After nearly ten years of hoops-jumping and opposition

Greenway and skate park expected to be completed in the spring of next year
  • Greenway and skate park expected to be completed in the spring of next year

Construction in Park de la Cruz in City Heights, a neighborhood starved for parks, finally began last week after years of wrangling over the disorganized area south of Cherokee Point Elementary School, west of I-15.

For years, the area of streets that dead-end have had patches of green south of the school and across the Copley YMCA parking lot to Park de la Cruz. The current construction will create a greenway connecting them, as well as a long-sought skate park, according to plans. In the mix is the old Copley YMCA building, left empty when the Y moved to its new building on El Cajon Boulevard in early 2015.

The city has decided to use the building for a new community center and gymnasium, according to parks-department memos. The community had asked the city to make sure that Cherokee Point Park and Park de la Cruz — which both touch the old Y site — are connected.

Diana Ross, executive director of Mid City Community Action Network, said the project has been on the table for nearly a decade.

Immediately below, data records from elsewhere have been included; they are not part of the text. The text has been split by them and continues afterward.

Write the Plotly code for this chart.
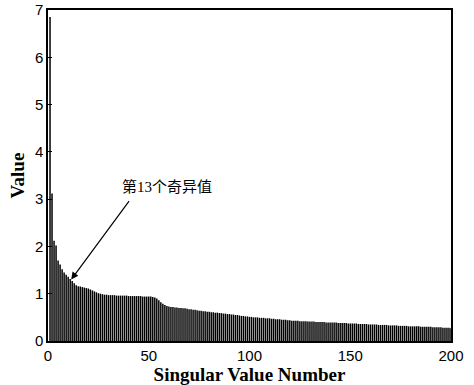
import plotly.graph_objects as go

# Singular values (index 1..200)
sv_part1 = [6.85, 3.12, 2.12, 2.02, 1.70, 1.62, 1.52, 1.45, 1.40, 1.36,
            1.31, 1.27, 1.22, 1.18, 1.16, 1.15, 1.14, 1.13, 1.12, 1.11,
            1.09, 1.07, 1.05, 1.03, 1.01, 1.00, 0.99, 0.98, 0.98, 0.97,
            0.97, 0.97, 0.97, 0.96, 0.96, 0.96, 0.96, 0.96, 0.96, 0.95,
            0.95, 0.95, 0.95, 0.95, 0.95, 0.95, 0.94, 0.94, 0.94, 0.94]
sv_part2 = [0.94, 0.93, 0.92, 0.90, 0.86, 0.82, 0.79, 0.76, 0.74, 0.73,
            0.72, 0.72, 0.71, 0.71, 0.70, 0.70, 0.69, 0.69, 0.68, 0.67,
            0.67, 0.66, 0.66, 0.65, 0.64, 0.64, 0.63, 0.63, 0.62, 0.62,
            0.61, 0.61, 0.60, 0.60, 0.59, 0.59, 0.58, 0.58, 0.57, 0.57,
            0.56, 0.56, 0.55, 0.55, 0.54, 0.53, 0.53, 0.52, 0.52, 0.51]
sv_part3 = [0.51, 0.50, 0.50, 0.50, 0.49, 0.49, 0.49, 0.48, 0.48, 0.48,
            0.47, 0.47, 0.46, 0.46, 0.46, 0.45, 0.45, 0.45, 0.44, 0.44,
            0.43, 0.43, 0.43, 0.43, 0.42, 0.42, 0.42, 0.42, 0.41, 0.41,
            0.41, 0.41, 0.40, 0.40, 0.40, 0.40, 0.40, 0.39, 0.39, 0.39,
            0.39, 0.39, 0.39, 0.38, 0.38, 0.38, 0.38, 0.38, 0.37, 0.37]
sv_part4 = [0.37, 0.37, 0.37, 0.36, 0.36, 0.36, 0.36, 0.36, 0.35, 0.35,
            0.35, 0.35, 0.35, 0.34, 0.34, 0.34, 0.34, 0.34, 0.33, 0.33,
            0.33, 0.33, 0.33, 0.32, 0.32, 0.32, 0.32, 0.32, 0.31, 0.31,
            0.31, 0.31, 0.31, 0.31, 0.30, 0.30, 0.30, 0.30, 0.30, 0.30,
            0.29, 0.29, 0.29, 0.29, 0.29, 0.28, 0.28, 0.28, 0.28, 0.27]
singular_values = sv_part1 + sv_part2 + sv_part3 + sv_part4
indices = list(range(1, len(singular_values) + 1))

x_ticks = [0, 50, 100, 150, 200]
y_ticks = [0, 1, 2, 3, 4, 5, 6, 7]
annot_text = "第13个奇异值"
annot_point = (11.5, 1.30)

# vertical stems built from the data arrays
stem_x, stem_y = [], []
for i, v in zip(indices, singular_values):
    stem_x += [i, i, None]
    stem_y += [0, v, None]

fig = go.Figure()
fig.add_trace(go.Scatter(x=stem_x, y=stem_y, mode="lines",
                         line=dict(color="#000000", width=1.5),
                         connectgaps=False, showlegend=False, hoverinfo="skip"))

serif_bold = "Liberation Serif, Times New Roman, serif"
fig.update_layout(
    width=474, height=385,
    margin=dict(l=48, r=23, t=10, b=44),
    paper_bgcolor="white", plot_bgcolor="white",
    xaxis=dict(range=[0, 200], tickvals=x_ticks, ticks="inside", ticklen=4,
               tickcolor="black", showline=True, linecolor="black", linewidth=1.5,
               mirror=True, showgrid=False, zeroline=False, automargin=False,
               tickfont=dict(family="Liberation Sans, Arial", size=15, color="black"),
               title=dict(text="<b>Singular Value Number</b>", standoff=4,
                          font=dict(family=serif_bold, size=19, color="black"))),
    yaxis=dict(range=[0, 7], tickvals=y_ticks, ticks="inside", ticklen=4,
               tickcolor="black", showline=True, linecolor="black", linewidth=1.5,
               mirror=True, showgrid=False, zeroline=False, automargin=False,
               tickfont=dict(family="Liberation Sans, Arial", size=15, color="black"),
               title=dict(text="<b>Value</b>", standoff=5,
                          font=dict(family=serif_bold, size=19, color="black"))),
)

# arrow
fig.add_annotation(x=annot_point[0], y=annot_point[1], xref="x", yref="y",
                   text="", showarrow=True, arrowhead=2, arrowsize=1.2,
                   arrowwidth=1.2, arrowcolor="black", ax=59, ay=-80)
# label
fig.add_annotation(x=59, y=3.26, xref="x", yref="y", text=annot_text,
                   showarrow=False,
                   font=dict(family="Liberation Serif, Noto Sans CJK SC", size=15,
                             color="black"))

fig.write_html("out.html")
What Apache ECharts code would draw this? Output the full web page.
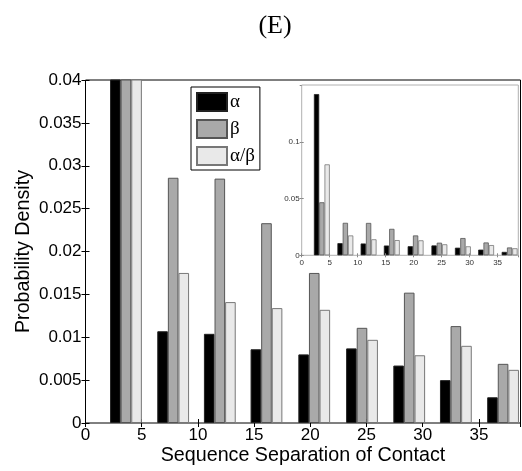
<!DOCTYPE html>
<html>
<head>
<meta charset="utf-8">
<script src="https://cdn.jsdelivr.net/npm/echarts@6/dist/echarts.min.js"></script>
<style>html,body{margin:0;padding:0;background:#fff}#c{width:522px;height:471px}</style>
</head>
<body>
<div id="c"></div>
<script>
// Data
const binCenters = [3.6, 7.8, 11.95, 16.1, 20.35, 24.6, 28.8, 32.95, 37.15];
const alphaVals = [0.142, 0.0107, 0.0104, 0.0086, 0.0080, 0.0087, 0.0067, 0.0050, 0.0030];
const betaVals = [0.0467, 0.0286, 0.0285, 0.0233, 0.0175, 0.0111, 0.0152, 0.0113, 0.0069];
const alphaBetaVals = [0.0801, 0.0175, 0.0141, 0.0134, 0.0132, 0.0097, 0.0079, 0.0090, 0.0062];
const seriesNames = ['α', 'β', 'α/β'];
const xTicks = [0, 5, 10, 15, 20, 25, 30, 35];
const mainYTicks = [0, 0.005, 0.01, 0.015, 0.02, 0.025, 0.03, 0.035, 0.04];
const insetYTicks = [0, 0.05, 0.1];

const colors = ['#000000', '#a9a9a9', '#e9e9e9'];
const borders = ['#222222', '#555555', '#777777'];
const allVals = [alphaVals, betaVals, alphaBetaVals];

const SANS = '"Liberation Sans", Arial, sans-serif';
const SERIF = '"Liberation Serif", "Times New Roman", serif';

function pairs(vals) { return binCenters.map((x, i) => [x, vals[i]]); }
function fmtX(v) { return xTicks.indexOf(Math.round(v * 1000) / 1000) >= 0 ? String(v) : ''; }
function fmtY(ticks) {
  return v => {
    const r = Math.round(v * 100000) / 100000;
    return ticks.some(t => Math.abs(t - r) < 1e-9) ? String(r) : '';
  };
}

const chart = echarts.init(document.getElementById('c'), null, {renderer: 'canvas'});

const series = [];
for (let k = 0; k < 3; k++) {
  series.push({
    name: seriesNames[k], type: 'bar', xAxisIndex: 0, yAxisIndex: 0,
    data: pairs(allVals[k]), barWidth: 10.6, barGap: '0%', clip: true,
    itemStyle: {color: colors[k], borderColor: borders[k], borderWidth: 1},
    emphasis: {disabled: true}, animation: false
  });
}
for (let k = 0; k < 3; k++) {
  series.push({
    name: seriesNames[k], type: 'bar', xAxisIndex: 2, yAxisIndex: 2,
    data: pairs(allVals[k]), barWidth: 5.3, barGap: '0%', clip: true,
    itemStyle: {color: colors[k], borderColor: borders[k], borderWidth: 0.8},
    emphasis: {disabled: true}, animation: false, z: 5
  });
}

const option = {
  animation: false,
  backgroundColor: '#ffffff',
  title: {
    text: '(E)', left: 270, top: 8, textAlign: 'center',
    textStyle: {fontFamily: SERIF, fontSize: 26, fontWeight: 'normal', color: '#000'}
  },
  legend: {
    data: seriesNames, orient: 'vertical', left: 191, top: 87,
    itemWidth: 30, itemHeight: 18, itemGap: 7, padding: [5, 5, 4, 5],
    backgroundColor: '#fff', borderColor: '#000', borderWidth: 1,
    icon: 'rect', selectedMode: false,
    textStyle: {fontFamily: SERIF, fontSize: 19, color: '#000', padding: [0, 0, 0, -2]}
  },
  grid: [
    {left: 85.5, top: 80, right: 1.5, bottom: 47, show: true, borderColor: '#000', borderWidth: 1, backgroundColor: 'transparent'},
    {left: 301.7, top: 85, right: 3.7, bottom: 215.7, show: true, borderColor: '#b0b0b0', borderWidth: 1, backgroundColor: '#fff', z: 4}
  ],
  xAxis: [
    {type: 'value', gridIndex: 0, min: 0, max: 38.7, interval: 5, position: 'bottom',
     axisLine: {show: false}, splitLine: {show: false},
     axisTick: {inside: true, length: 4, lineStyle: {color: '#000'}},
     axisLabel: {formatter: fmtX, fontFamily: SANS, fontSize: 17, color: '#000', margin: 4, showMaxLabel: false},
     name: 'Sequence Separation of Contact', nameLocation: 'middle', nameGap: 23, nameMoveOverlap: false,
     nameTextStyle: {fontFamily: SANS, fontSize: 19.7, color: '#000'}},
    {type: 'value', gridIndex: 0, min: 0, max: 38.7, interval: 5, position: 'top',
     axisLine: {show: false}, splitLine: {show: false},
     axisTick: {inside: true, length: 4, lineStyle: {color: '#000'}}, axisLabel: {show: false}},
    {type: 'value', gridIndex: 1, min: 0, max: 38.7, interval: 5, position: 'bottom',
     axisLine: {show: false}, splitLine: {show: false},
     axisTick: {inside: true, length: 2, lineStyle: {color: '#888'}},
     axisLabel: {formatter: fmtX, fontFamily: SANS, fontSize: 8, color: '#333', margin: 3, showMaxLabel: false}, z: 5},
    {type: 'value', gridIndex: 1, min: 0, max: 38.7, interval: 5, position: 'top',
     axisLine: {show: false}, splitLine: {show: false},
     axisTick: {inside: true, length: 2, lineStyle: {color: '#888'}}, axisLabel: {show: false}, z: 5}
  ],
  yAxis: [
    {type: 'value', gridIndex: 0, min: 0, max: 0.04, interval: 0.005, position: 'left',
     axisLine: {show: false}, splitLine: {show: false},
     axisTick: {inside: true, length: 4, lineStyle: {color: '#000'}},
     axisLabel: {formatter: fmtY(mainYTicks), fontFamily: SANS, fontSize: 17, color: '#000', margin: 4},
     name: 'Probability Density', nameLocation: 'middle', nameGap: 52, nameRotate: 90, nameMoveOverlap: false,
     nameTextStyle: {fontFamily: SANS, fontSize: 19.7, color: '#000'}},
    {type: 'value', gridIndex: 0, min: 0, max: 0.04, interval: 0.005, position: 'right',
     axisLine: {show: false}, splitLine: {show: false},
     axisTick: {inside: true, length: 4, lineStyle: {color: '#000'}}, axisLabel: {show: false}},
    {type: 'value', gridIndex: 1, min: 0, max: 0.15, interval: 0.05, position: 'left',
     axisLine: {show: false}, splitLine: {show: false},
     axisTick: {inside: true, length: 2, lineStyle: {color: '#888'}},
     axisLabel: {formatter: fmtY(insetYTicks), fontFamily: SANS, fontSize: 8, color: '#333', margin: 2, showMaxLabel: false}, z: 5},
    {type: 'value', gridIndex: 1, min: 0, max: 0.15, interval: 0.05, position: 'right',
     axisLine: {show: false}, splitLine: {show: false},
     axisTick: {inside: true, length: 2, lineStyle: {color: '#888'}}, axisLabel: {show: false}, z: 5}
  ],
  series: series
};
chart.setOption(option);
</script>
</body>
</html>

"I was amazed how long it took; the hoops and quite frankly amount of opposition the Mid-City CAN Youth Council encountered was shocking — it only made sense to me that City Heights needs a skate park," she said, noting that the project came together after a skateboarder was hit and injured on the street.

"We spent four years advocating," Ross added. "Only after countless city-council visits, several rallies with more than 300 community members, and a health impact assessment — with the support of several foundations — did it finally happen."

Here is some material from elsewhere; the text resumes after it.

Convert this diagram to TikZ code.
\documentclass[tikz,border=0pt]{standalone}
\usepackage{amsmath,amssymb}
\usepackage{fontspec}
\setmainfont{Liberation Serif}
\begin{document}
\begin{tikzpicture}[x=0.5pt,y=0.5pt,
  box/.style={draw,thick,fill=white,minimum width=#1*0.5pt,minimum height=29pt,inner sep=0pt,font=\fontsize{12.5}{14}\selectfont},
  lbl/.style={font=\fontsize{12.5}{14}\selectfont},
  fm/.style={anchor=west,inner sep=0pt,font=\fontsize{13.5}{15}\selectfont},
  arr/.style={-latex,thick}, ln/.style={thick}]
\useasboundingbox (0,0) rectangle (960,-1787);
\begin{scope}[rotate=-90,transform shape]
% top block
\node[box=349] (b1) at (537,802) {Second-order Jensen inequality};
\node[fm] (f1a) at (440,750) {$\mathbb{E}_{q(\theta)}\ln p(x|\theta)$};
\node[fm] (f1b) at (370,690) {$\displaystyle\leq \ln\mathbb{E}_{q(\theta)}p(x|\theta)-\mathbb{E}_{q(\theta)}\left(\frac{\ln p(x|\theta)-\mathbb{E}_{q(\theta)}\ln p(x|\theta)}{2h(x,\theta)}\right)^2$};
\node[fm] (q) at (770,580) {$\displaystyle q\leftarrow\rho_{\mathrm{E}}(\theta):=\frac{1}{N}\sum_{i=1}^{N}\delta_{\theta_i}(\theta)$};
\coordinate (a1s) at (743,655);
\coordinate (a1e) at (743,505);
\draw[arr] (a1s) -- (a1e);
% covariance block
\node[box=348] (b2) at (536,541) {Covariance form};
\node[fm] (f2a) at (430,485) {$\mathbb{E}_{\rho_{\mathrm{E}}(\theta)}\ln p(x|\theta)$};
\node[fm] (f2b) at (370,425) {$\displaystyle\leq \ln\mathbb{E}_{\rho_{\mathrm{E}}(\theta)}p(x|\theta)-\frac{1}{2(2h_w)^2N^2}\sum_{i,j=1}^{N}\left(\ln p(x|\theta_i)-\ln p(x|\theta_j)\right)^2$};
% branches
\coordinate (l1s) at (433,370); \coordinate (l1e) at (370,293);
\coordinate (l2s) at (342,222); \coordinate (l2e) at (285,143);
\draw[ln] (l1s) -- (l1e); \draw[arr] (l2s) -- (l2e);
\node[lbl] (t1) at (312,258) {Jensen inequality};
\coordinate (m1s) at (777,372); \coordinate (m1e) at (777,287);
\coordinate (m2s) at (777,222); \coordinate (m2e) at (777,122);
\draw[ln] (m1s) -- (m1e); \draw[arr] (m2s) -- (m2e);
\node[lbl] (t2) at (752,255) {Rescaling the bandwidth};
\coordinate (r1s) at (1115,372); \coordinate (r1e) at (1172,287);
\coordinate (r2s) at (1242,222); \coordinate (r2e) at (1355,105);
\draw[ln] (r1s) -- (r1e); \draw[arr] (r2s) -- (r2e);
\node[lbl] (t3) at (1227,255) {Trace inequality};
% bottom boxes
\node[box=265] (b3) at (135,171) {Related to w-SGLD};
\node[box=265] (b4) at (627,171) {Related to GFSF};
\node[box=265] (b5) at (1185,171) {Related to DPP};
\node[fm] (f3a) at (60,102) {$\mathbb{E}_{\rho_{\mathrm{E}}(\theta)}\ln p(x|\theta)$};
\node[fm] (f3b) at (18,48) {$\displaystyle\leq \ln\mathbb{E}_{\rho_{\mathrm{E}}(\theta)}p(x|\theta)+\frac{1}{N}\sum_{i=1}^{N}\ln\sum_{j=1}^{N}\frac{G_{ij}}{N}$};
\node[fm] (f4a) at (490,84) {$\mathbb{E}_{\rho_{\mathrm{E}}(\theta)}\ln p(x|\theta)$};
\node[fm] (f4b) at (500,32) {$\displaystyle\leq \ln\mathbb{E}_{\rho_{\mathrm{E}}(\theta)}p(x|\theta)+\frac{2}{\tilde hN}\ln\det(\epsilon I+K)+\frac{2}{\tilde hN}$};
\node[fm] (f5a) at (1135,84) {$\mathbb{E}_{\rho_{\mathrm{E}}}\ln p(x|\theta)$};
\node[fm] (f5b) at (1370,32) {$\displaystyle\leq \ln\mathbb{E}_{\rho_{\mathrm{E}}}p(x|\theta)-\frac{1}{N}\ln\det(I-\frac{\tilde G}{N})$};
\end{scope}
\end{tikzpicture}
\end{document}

The first phase of construction includes the greenway and the skate park, which will be constructed by California Skateparks, an Upland-based company that won the bidding on the first phase of the $5 million project.

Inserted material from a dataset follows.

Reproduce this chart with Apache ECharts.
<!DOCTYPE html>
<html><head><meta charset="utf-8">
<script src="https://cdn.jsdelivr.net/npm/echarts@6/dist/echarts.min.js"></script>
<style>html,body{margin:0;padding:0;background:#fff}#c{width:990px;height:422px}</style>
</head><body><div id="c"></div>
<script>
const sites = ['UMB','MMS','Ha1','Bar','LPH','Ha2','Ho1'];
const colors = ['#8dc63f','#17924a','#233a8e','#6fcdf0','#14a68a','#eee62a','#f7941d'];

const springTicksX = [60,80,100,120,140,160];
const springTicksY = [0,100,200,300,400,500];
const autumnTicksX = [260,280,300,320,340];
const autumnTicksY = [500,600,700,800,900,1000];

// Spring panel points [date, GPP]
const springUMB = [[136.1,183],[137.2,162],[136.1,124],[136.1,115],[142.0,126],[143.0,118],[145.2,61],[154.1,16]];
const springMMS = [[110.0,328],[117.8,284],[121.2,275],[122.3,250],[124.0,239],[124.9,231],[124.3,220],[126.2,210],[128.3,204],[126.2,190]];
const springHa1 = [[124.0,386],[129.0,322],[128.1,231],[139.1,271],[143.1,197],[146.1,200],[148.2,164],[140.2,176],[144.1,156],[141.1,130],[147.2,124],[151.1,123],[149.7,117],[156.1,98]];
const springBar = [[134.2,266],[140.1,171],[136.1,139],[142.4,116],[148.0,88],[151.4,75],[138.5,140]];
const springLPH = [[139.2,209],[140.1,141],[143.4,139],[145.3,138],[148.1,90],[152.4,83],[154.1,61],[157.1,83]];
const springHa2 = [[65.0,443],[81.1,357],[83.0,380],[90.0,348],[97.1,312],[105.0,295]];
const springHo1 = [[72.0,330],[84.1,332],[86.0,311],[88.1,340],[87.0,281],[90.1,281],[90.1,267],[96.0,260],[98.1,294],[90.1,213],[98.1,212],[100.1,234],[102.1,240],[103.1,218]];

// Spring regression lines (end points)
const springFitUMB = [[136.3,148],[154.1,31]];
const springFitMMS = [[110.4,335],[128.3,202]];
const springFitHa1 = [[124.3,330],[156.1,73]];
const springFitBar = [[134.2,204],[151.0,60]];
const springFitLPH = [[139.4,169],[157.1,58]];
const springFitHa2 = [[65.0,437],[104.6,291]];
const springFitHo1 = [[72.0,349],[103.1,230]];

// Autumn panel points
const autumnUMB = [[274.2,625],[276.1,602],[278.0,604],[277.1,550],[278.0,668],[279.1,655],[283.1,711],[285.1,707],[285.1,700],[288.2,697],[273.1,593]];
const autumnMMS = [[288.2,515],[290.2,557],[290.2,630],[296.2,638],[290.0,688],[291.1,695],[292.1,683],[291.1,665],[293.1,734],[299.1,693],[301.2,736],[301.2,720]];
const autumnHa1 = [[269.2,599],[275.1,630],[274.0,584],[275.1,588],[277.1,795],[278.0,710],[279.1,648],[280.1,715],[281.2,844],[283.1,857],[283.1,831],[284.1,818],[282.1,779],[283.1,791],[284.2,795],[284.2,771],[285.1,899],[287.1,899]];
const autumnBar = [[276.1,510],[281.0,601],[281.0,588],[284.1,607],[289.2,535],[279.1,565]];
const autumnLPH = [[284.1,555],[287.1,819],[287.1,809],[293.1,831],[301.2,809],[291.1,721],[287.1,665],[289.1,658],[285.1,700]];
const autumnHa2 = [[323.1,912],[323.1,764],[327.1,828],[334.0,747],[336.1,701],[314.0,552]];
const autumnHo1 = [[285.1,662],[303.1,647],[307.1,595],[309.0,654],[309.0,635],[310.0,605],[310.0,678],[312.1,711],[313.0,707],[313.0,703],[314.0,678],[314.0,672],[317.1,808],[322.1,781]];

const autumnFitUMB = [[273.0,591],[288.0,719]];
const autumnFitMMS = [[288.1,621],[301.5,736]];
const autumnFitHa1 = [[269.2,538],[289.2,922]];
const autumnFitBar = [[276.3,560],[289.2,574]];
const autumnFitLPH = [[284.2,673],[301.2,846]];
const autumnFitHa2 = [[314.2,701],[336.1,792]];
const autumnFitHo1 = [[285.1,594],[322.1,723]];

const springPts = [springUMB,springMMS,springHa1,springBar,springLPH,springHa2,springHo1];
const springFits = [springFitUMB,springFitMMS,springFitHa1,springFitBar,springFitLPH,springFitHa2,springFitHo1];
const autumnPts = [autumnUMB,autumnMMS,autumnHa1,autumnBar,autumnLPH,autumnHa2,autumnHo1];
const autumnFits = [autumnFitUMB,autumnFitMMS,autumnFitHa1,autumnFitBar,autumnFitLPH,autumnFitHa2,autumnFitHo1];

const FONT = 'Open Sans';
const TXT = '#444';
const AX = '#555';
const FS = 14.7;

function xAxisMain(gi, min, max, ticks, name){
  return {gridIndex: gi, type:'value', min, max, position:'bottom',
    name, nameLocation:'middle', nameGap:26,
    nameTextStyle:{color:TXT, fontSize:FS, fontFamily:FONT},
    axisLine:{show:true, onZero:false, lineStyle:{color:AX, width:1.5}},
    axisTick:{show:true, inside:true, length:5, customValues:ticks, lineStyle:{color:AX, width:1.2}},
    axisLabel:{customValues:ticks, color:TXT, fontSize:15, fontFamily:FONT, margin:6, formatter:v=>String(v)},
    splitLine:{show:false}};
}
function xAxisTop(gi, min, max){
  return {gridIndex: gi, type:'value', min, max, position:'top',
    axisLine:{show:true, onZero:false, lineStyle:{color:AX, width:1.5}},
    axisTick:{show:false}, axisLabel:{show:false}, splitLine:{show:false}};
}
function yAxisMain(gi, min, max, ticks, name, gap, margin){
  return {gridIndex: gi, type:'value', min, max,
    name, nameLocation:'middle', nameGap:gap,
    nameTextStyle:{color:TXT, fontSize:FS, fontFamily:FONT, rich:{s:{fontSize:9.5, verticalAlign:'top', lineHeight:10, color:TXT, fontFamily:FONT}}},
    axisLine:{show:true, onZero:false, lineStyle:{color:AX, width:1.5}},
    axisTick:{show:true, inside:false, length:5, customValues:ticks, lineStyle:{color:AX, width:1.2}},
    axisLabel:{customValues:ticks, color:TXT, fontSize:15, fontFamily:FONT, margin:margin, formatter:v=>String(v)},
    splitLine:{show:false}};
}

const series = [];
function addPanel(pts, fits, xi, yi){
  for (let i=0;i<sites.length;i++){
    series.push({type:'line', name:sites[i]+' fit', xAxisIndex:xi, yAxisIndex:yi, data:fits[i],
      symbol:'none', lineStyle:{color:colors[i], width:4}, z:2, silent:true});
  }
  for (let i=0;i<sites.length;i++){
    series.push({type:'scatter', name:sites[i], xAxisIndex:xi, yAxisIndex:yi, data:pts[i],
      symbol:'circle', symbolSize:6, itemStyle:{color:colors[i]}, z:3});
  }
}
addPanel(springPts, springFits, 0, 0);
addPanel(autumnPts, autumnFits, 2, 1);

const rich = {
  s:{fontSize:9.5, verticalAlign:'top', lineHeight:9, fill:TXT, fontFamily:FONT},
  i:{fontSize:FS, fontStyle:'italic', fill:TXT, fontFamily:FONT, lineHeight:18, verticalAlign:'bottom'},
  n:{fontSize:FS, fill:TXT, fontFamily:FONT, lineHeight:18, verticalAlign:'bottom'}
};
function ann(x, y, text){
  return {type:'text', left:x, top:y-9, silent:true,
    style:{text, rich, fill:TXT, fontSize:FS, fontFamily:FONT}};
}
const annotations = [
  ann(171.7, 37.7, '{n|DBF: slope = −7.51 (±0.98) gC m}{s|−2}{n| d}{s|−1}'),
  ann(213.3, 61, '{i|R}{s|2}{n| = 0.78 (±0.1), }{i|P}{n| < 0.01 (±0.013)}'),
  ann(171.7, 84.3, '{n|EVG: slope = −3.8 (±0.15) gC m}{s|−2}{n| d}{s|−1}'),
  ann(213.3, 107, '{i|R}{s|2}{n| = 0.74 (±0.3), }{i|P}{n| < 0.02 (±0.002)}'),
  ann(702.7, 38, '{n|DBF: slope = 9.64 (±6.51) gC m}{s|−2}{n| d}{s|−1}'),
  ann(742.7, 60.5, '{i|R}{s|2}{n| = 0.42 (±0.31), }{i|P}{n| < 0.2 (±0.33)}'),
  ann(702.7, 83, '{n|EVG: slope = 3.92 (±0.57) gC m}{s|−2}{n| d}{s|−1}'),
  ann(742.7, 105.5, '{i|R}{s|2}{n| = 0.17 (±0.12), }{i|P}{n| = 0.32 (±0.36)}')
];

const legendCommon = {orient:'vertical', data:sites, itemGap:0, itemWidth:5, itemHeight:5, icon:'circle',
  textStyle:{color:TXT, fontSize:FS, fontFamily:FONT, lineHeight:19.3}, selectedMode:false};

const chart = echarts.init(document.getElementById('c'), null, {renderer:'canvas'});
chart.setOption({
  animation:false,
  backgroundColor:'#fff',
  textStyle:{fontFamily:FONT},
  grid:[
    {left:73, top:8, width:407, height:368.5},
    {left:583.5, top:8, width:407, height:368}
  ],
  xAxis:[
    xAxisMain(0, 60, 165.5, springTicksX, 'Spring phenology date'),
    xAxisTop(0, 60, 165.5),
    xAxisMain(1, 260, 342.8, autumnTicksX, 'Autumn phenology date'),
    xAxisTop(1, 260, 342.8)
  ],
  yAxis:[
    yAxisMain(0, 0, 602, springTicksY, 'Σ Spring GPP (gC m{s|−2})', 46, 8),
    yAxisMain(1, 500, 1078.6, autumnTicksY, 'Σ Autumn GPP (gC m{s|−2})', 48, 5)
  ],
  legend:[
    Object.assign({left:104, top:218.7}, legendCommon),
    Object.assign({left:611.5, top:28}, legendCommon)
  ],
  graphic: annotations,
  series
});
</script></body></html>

Plans include two bowls — one five feet deep and one nine feet deep — at opposite ends of a corridor in the half-acre section of skate park.

The company is also tasked with adding small plazas with shade for picnicking and hanging out, plus new trees.

Some of the biggest improvements come in paths that are ADA-approved from the Landis Street pedestrian bridge over the I-15 to the new park, as well as improved access to the two parks and the greenway in between. Two thirds of an acre of pavement in the Copley parking lot and on the adjacent street will be converted to grass and trees that help connect the two parks.

"It's going to be cool," said Enrique Ramirez, who was riding his bike on the high, narrow path between two chain-link fences at the south end. "My family lives in an apartment and my brothers and I get outside as much as we can. It'll feel more peaceful here than before."

The second phase of construction, not yet scheduled, will involve converting the old Y into a community center and gymnasium.

Resident Stephanie Napoli said that she loves the project but is concerned about how the city government and community will maintain it once it's finished.

"For our community, maintenance is a challenge," she said, mentioning a jungle gym in Park de la Cruz that is in "horrible disrepair.... They no longer include maintenance in the project, and that's very important to these public spaces, that they stay clean and safe."